» DATA SECTION

· · · ·

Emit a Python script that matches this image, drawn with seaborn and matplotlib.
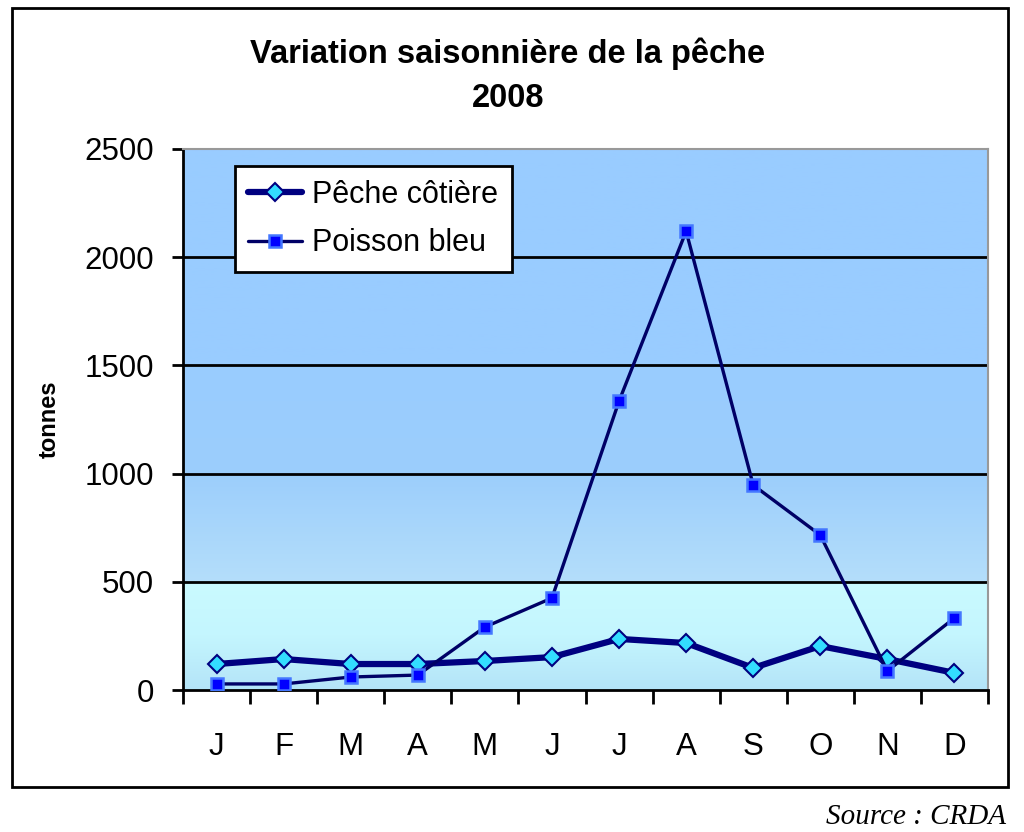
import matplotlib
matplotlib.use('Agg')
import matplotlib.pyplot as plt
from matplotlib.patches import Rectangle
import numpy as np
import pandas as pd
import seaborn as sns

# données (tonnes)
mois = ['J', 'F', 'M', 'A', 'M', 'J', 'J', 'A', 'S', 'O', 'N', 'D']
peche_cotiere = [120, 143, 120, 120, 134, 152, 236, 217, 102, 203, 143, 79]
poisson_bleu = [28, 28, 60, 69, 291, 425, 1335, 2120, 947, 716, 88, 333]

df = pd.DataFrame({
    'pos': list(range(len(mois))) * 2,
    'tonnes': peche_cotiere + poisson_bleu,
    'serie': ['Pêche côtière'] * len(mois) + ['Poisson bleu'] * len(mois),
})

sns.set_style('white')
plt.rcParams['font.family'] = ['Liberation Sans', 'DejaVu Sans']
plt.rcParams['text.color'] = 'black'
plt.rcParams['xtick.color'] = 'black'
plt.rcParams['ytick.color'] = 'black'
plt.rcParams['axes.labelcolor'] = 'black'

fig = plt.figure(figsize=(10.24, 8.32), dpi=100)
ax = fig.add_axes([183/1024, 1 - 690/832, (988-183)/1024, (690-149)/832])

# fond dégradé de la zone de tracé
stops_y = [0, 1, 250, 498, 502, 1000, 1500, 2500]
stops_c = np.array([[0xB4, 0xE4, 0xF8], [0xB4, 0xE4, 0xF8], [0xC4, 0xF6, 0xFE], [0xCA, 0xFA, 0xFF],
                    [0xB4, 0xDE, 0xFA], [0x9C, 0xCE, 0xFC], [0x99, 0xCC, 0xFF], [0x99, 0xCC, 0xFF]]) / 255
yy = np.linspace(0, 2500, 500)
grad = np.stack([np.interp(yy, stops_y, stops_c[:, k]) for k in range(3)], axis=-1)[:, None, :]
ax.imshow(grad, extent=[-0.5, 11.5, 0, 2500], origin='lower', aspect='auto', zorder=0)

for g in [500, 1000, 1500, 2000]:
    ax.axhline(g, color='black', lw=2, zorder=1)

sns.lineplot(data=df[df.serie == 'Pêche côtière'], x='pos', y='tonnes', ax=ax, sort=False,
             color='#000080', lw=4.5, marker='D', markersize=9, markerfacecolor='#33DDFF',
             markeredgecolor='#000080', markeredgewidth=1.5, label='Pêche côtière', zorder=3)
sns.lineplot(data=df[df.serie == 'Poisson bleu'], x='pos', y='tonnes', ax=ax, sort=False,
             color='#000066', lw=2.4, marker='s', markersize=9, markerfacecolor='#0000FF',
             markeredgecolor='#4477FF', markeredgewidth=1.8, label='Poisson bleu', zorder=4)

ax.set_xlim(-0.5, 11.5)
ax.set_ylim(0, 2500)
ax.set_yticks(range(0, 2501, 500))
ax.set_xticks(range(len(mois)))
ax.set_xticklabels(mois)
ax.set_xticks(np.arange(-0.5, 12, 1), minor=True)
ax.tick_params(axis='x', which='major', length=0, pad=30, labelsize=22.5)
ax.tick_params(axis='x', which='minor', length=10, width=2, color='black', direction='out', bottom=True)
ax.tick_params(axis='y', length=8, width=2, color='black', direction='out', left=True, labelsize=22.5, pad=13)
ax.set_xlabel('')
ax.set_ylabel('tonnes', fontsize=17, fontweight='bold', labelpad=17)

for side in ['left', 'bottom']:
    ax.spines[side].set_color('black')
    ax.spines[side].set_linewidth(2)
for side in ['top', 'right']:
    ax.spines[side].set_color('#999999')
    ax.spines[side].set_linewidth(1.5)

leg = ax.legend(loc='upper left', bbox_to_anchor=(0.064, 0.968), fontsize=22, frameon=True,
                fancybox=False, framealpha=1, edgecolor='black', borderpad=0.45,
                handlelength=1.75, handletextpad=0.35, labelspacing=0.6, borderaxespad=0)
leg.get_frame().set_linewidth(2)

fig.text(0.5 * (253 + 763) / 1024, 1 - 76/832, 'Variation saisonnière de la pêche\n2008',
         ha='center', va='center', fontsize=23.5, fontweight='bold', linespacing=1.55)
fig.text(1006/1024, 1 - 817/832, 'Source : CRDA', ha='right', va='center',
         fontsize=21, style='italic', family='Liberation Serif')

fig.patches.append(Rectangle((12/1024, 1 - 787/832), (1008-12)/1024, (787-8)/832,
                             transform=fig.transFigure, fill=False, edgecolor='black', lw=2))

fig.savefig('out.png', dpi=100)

· · · ·

» SHORT TASK
Find and copy each line above that includes the string "matplotlib".

» ANSWER TO THIS PROBLEM
Emit a Python script that matches this image, drawn with seaborn and matplotlib.
import matplotlib
matplotlib.use('Agg')
import matplotlib.pyplot as plt
from matplotlib.patches import Rectangle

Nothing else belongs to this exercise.